GIVEN MATERIAL ->

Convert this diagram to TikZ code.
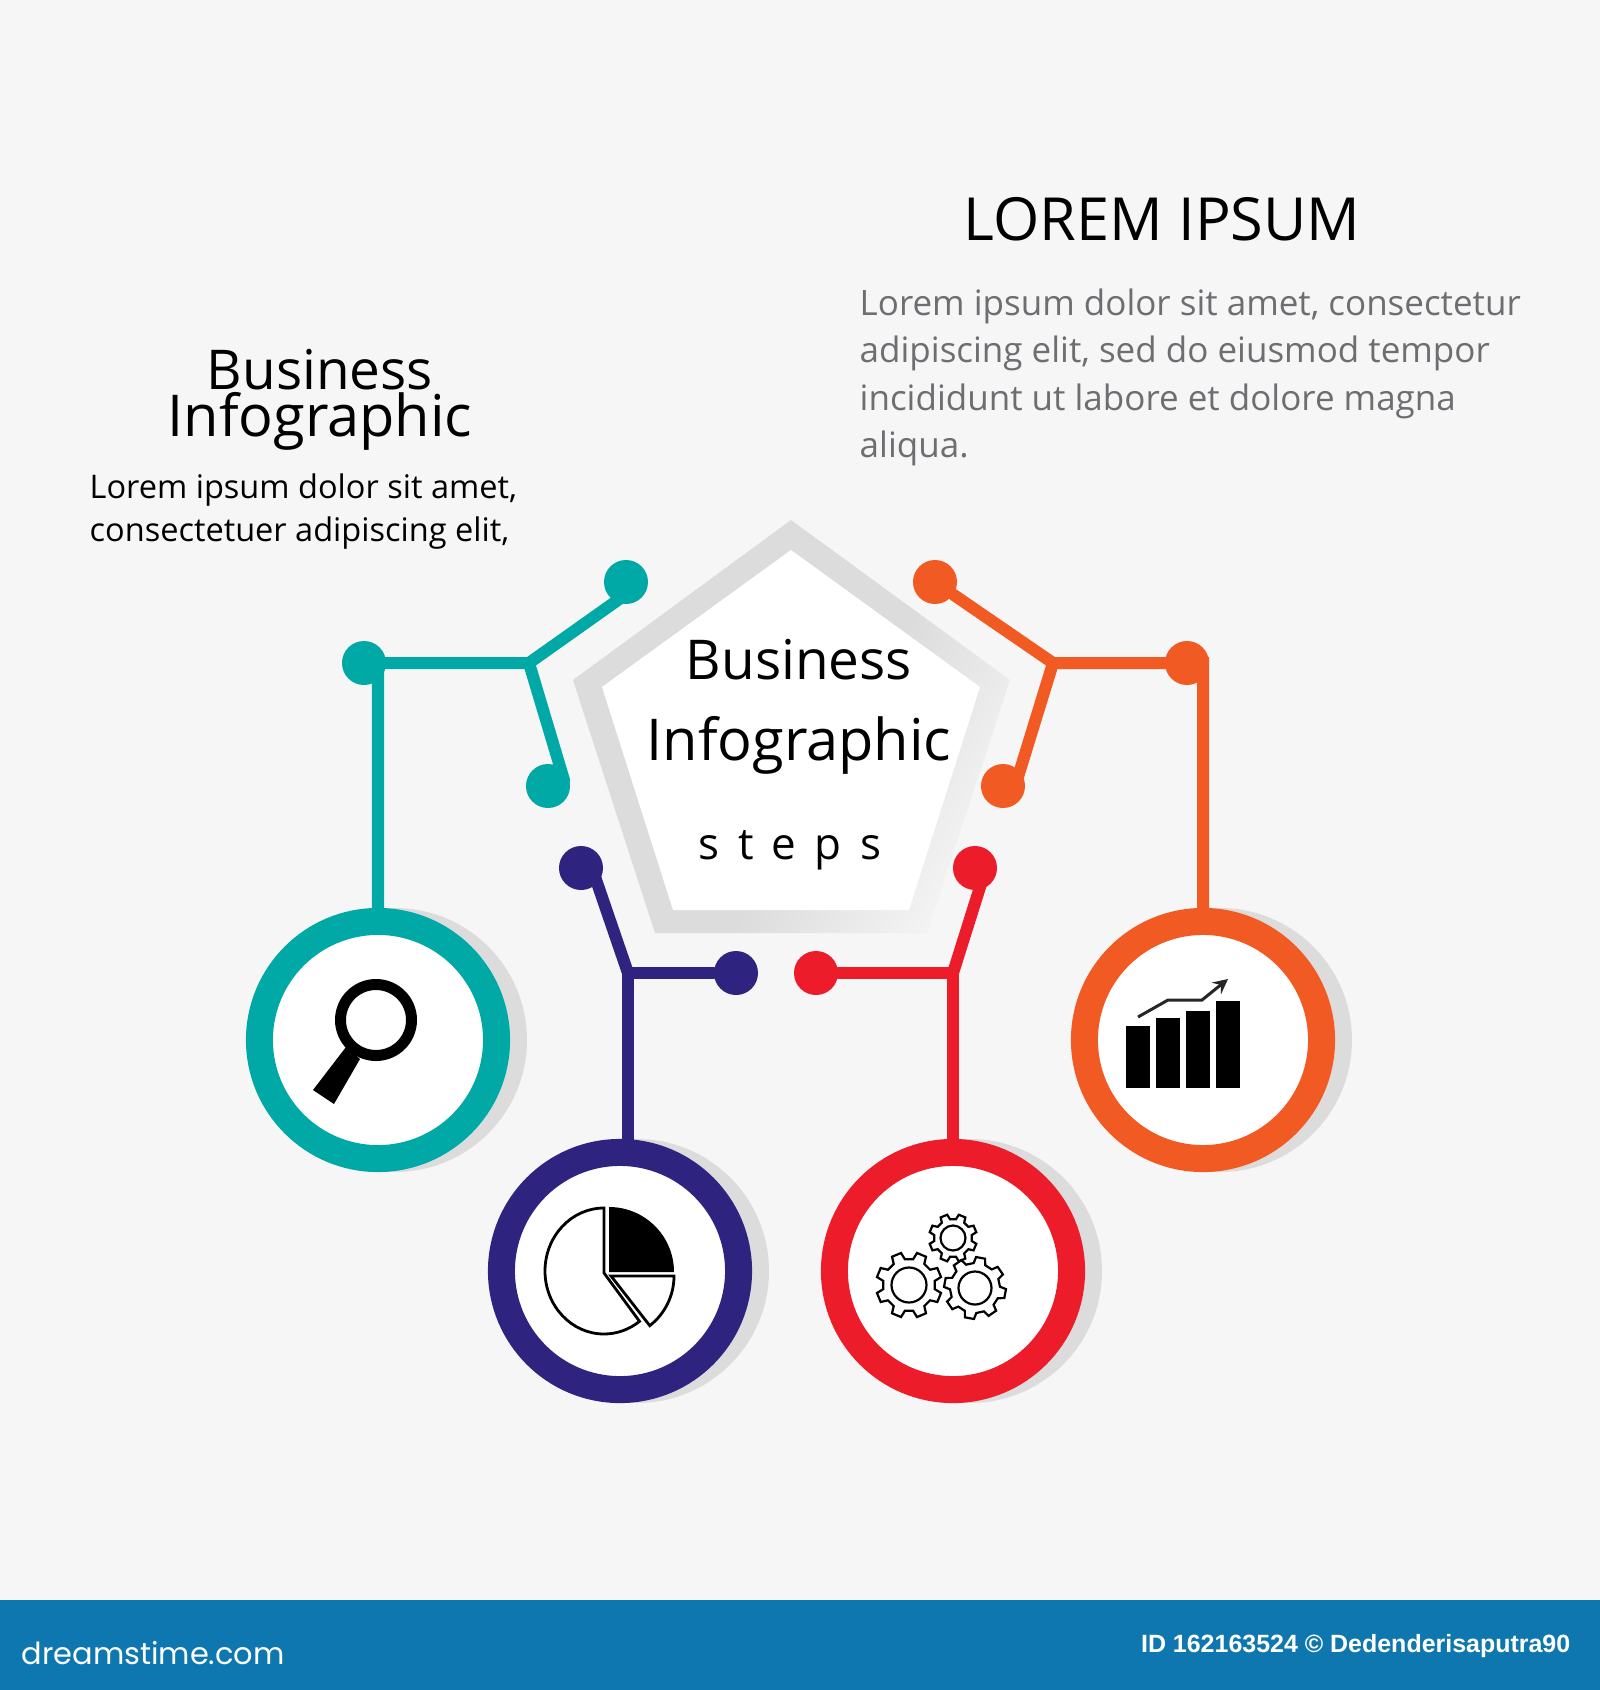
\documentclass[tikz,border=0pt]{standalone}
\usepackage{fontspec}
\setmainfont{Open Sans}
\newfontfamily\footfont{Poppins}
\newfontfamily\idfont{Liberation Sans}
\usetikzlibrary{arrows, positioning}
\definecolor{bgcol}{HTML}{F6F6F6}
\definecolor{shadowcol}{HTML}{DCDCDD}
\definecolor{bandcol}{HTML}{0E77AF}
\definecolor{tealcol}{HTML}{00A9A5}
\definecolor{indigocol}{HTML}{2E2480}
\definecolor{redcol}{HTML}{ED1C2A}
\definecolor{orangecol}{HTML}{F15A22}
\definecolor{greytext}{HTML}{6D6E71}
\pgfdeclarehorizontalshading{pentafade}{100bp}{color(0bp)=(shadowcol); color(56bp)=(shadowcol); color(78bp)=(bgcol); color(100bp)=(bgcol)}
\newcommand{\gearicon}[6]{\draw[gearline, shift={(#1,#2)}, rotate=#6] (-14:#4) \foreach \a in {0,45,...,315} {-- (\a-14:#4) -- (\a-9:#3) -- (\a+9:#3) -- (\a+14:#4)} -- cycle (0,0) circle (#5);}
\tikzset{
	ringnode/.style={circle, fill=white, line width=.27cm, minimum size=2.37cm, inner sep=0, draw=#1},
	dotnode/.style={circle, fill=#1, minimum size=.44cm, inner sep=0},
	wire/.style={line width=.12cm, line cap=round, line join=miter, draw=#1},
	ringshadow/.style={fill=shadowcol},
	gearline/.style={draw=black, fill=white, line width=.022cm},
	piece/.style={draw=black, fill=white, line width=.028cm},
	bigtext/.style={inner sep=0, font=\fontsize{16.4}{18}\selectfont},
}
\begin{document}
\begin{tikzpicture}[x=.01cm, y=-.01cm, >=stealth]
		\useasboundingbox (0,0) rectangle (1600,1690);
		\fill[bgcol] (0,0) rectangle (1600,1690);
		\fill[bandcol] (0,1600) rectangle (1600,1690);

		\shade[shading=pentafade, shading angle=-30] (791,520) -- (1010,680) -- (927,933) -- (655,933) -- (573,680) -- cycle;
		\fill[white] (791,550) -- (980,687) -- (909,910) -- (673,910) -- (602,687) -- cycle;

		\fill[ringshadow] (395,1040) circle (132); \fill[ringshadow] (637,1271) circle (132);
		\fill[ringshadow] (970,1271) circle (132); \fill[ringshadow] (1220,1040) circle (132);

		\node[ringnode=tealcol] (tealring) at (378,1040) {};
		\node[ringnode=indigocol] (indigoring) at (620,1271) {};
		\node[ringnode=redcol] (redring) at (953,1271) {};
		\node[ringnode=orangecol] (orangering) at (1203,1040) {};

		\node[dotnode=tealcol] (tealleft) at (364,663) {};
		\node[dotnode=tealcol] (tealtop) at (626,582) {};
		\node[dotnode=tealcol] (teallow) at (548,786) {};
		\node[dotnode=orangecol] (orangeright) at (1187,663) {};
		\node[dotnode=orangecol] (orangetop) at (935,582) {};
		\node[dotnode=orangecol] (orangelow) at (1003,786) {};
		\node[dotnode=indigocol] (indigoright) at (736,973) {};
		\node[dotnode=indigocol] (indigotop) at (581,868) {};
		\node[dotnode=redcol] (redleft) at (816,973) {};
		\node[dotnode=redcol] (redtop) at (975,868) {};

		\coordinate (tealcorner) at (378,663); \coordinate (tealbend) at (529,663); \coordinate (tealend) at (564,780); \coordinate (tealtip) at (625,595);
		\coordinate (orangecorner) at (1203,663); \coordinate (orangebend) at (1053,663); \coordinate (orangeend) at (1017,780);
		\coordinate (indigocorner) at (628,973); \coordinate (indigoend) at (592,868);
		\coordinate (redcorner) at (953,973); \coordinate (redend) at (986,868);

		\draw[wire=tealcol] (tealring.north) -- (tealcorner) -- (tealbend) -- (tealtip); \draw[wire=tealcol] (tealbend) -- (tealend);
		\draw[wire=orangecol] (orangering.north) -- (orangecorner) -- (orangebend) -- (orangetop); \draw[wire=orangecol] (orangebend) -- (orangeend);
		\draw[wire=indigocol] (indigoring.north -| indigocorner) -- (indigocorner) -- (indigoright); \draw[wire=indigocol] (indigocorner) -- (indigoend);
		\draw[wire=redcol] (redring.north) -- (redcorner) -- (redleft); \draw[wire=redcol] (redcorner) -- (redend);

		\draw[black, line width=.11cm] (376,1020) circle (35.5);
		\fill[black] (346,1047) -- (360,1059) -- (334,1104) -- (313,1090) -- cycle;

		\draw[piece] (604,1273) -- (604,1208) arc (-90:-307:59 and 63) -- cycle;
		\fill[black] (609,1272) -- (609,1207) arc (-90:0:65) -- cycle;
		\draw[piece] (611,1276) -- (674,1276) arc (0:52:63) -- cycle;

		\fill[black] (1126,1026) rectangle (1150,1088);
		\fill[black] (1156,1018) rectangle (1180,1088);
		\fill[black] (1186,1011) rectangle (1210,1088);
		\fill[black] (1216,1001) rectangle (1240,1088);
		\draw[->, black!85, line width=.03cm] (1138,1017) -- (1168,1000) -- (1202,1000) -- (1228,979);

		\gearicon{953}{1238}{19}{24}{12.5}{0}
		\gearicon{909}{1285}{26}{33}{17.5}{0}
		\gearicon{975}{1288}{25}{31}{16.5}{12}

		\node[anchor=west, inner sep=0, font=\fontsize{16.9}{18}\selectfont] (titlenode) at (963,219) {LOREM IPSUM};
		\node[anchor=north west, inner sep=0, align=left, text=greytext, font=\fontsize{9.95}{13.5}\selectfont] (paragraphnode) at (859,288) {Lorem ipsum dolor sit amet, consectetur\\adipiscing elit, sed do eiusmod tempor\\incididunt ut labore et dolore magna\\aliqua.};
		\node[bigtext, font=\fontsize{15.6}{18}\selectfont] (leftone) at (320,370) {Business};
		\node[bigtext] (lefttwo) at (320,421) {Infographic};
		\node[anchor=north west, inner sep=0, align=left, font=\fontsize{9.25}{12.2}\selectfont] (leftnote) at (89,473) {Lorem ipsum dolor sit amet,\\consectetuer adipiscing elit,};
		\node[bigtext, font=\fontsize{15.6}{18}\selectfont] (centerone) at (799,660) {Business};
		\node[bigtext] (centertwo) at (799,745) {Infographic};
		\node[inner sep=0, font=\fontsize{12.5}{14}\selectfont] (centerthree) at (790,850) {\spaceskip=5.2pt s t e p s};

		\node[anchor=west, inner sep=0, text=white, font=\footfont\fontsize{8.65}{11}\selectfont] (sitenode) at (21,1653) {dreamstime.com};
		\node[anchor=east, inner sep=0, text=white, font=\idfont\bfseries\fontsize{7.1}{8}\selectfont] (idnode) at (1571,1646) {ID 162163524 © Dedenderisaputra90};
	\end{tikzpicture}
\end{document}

SHORT PROBLEM -> Skip every picture and transcribe the data above exactly.

RESULT ->
Convert this diagram to TikZ code.
\documentclass[tikz,border=0pt]{standalone}
\usepackage{fontspec}
\setmainfont{Open Sans}
\newfontfamily\footfont{Poppins}
\newfontfamily\idfont{Liberation Sans}
\usetikzlibrary{arrows, positioning}
\definecolor{bgcol}{HTML}{F6F6F6}
\definecolor{shadowcol}{HTML}{DCDCDD}
\definecolor{bandcol}{HTML}{0E77AF}
\definecolor{tealcol}{HTML}{00A9A5}
\definecolor{indigocol}{HTML}{2E2480}
\definecolor{redcol}{HTML}{ED1C2A}
\definecolor{orangecol}{HTML}{F15A22}
\definecolor{greytext}{HTML}{6D6E71}
\pgfdeclarehorizontalshading{pentafade}{100bp}{color(0bp)=(shadowcol); color(56bp)=(shadowcol); color(78bp)=(bgcol); color(100bp)=(bgcol)}
\newcommand{\gearicon}[6]{\draw[gearline, shift={(#1,#2)}, rotate=#6] (-14:#4) \foreach \a in {0,45,...,315} {-- (\a-14:#4) -- (\a-9:#3) -- (\a+9:#3) -- (\a+14:#4)} -- cycle (0,0) circle (#5);}
\tikzset{
	ringnode/.style={circle, fill=white, line width=.27cm, minimum size=2.37cm, inner sep=0, draw=#1},
	dotnode/.style={circle, fill=#1, minimum size=.44cm, inner sep=0},
	wire/.style={line width=.12cm, line cap=round, line join=miter, draw=#1},
	ringshadow/.style={fill=shadowcol},
	gearline/.style={draw=black, fill=white, line width=.022cm},
	piece/.style={draw=black, fill=white, line width=.028cm},
	bigtext/.style={inner sep=0, font=\fontsize{16.4}{18}\selectfont},
}
\begin{document}
\begin{tikzpicture}[x=.01cm, y=-.01cm, >=stealth]
		\useasboundingbox (0,0) rectangle (1600,1690);
		\fill[bgcol] (0,0) rectangle (1600,1690);
		\fill[bandcol] (0,1600) rectangle (1600,1690);

		\shade[shading=pentafade, shading angle=-30] (791,520) -- (1010,680) -- (927,933) -- (655,933) -- (573,680) -- cycle;
		\fill[white] (791,550) -- (980,687) -- (909,910) -- (673,910) -- (602,687) -- cycle;

		\fill[ringshadow] (395,1040) circle (132); \fill[ringshadow] (637,1271) circle (132);
		\fill[ringshadow] (970,1271) circle (132); \fill[ringshadow] (1220,1040) circle (132);

		\node[ringnode=tealcol] (tealring) at (378,1040) {};
		\node[ringnode=indigocol] (indigoring) at (620,1271) {};
		\node[ringnode=redcol] (redring) at (953,1271) {};
		\node[ringnode=orangecol] (orangering) at (1203,1040) {};

		\node[dotnode=tealcol] (tealleft) at (364,663) {};
		\node[dotnode=tealcol] (tealtop) at (626,582) {};
		\node[dotnode=tealcol] (teallow) at (548,786) {};
		\node[dotnode=orangecol] (orangeright) at (1187,663) {};
		\node[dotnode=orangecol] (orangetop) at (935,582) {};
		\node[dotnode=orangecol] (orangelow) at (1003,786) {};
		\node[dotnode=indigocol] (indigoright) at (736,973) {};
		\node[dotnode=indigocol] (indigotop) at (581,868) {};
		\node[dotnode=redcol] (redleft) at (816,973) {};
		\node[dotnode=redcol] (redtop) at (975,868) {};

		\coordinate (tealcorner) at (378,663); \coordinate (tealbend) at (529,663); \coordinate (tealend) at (564,780); \coordinate (tealtip) at (625,595);
		\coordinate (orangecorner) at (1203,663); \coordinate (orangebend) at (1053,663); \coordinate (orangeend) at (1017,780);
		\coordinate (indigocorner) at (628,973); \coordinate (indigoend) at (592,868);
		\coordinate (redcorner) at (953,973); \coordinate (redend) at (986,868);

		\draw[wire=tealcol] (tealring.north) -- (tealcorner) -- (tealbend) -- (tealtip); \draw[wire=tealcol] (tealbend) -- (tealend);
		\draw[wire=orangecol] (orangering.north) -- (orangecorner) -- (orangebend) -- (orangetop); \draw[wire=orangecol] (orangebend) -- (orangeend);
		\draw[wire=indigocol] (indigoring.north -| indigocorner) -- (indigocorner) -- (indigoright); \draw[wire=indigocol] (indigocorner) -- (indigoend);
		\draw[wire=redcol] (redring.north) -- (redcorner) -- (redleft); \draw[wire=redcol] (redcorner) -- (redend);

		\draw[black, line width=.11cm] (376,1020) circle (35.5);
		\fill[black] (346,1047) -- (360,1059) -- (334,1104) -- (313,1090) -- cycle;

		\draw[piece] (604,1273) -- (604,1208) arc (-90:-307:59 and 63) -- cycle;
		\fill[black] (609,1272) -- (609,1207) arc (-90:0:65) -- cycle;
		\draw[piece] (611,1276) -- (674,1276) arc (0:52:63) -- cycle;

		\fill[black] (1126,1026) rectangle (1150,1088);
		\fill[black] (1156,1018) rectangle (1180,1088);
		\fill[black] (1186,1011) rectangle (1210,1088);
		\fill[black] (1216,1001) rectangle (1240,1088);
		\draw[->, black!85, line width=.03cm] (1138,1017) -- (1168,1000) -- (1202,1000) -- (1228,979);

		\gearicon{953}{1238}{19}{24}{12.5}{0}
		\gearicon{909}{1285}{26}{33}{17.5}{0}
		\gearicon{975}{1288}{25}{31}{16.5}{12}

		\node[anchor=west, inner sep=0, font=\fontsize{16.9}{18}\selectfont] (titlenode) at (963,219) {LOREM IPSUM};
		\node[anchor=north west, inner sep=0, align=left, text=greytext, font=\fontsize{9.95}{13.5}\selectfont] (paragraphnode) at (859,288) {Lorem ipsum dolor sit amet, consectetur\\adipiscing elit, sed do eiusmod tempor\\incididunt ut labore et dolore magna\\aliqua.};
		\node[bigtext, font=\fontsize{15.6}{18}\selectfont] (leftone) at (320,370) {Business};
		\node[bigtext] (lefttwo) at (320,421) {Infographic};
		\node[anchor=north west, inner sep=0, align=left, font=\fontsize{9.25}{12.2}\selectfont] (leftnote) at (89,473) {Lorem ipsum dolor sit amet,\\consectetuer adipiscing elit,};
		\node[bigtext, font=\fontsize{15.6}{18}\selectfont] (centerone) at (799,660) {Business};
		\node[bigtext] (centertwo) at (799,745) {Infographic};
		\node[inner sep=0, font=\fontsize{12.5}{14}\selectfont] (centerthree) at (790,850) {\spaceskip=5.2pt s t e p s};

		\node[anchor=west, inner sep=0, text=white, font=\footfont\fontsize{8.65}{11}\selectfont] (sitenode) at (21,1653) {dreamstime.com};
		\node[anchor=east, inner sep=0, text=white, font=\idfont\bfseries\fontsize{7.1}{8}\selectfont] (idnode) at (1571,1646) {ID 162163524 © Dedenderisaputra90};
	\end{tikzpicture}
\end{document}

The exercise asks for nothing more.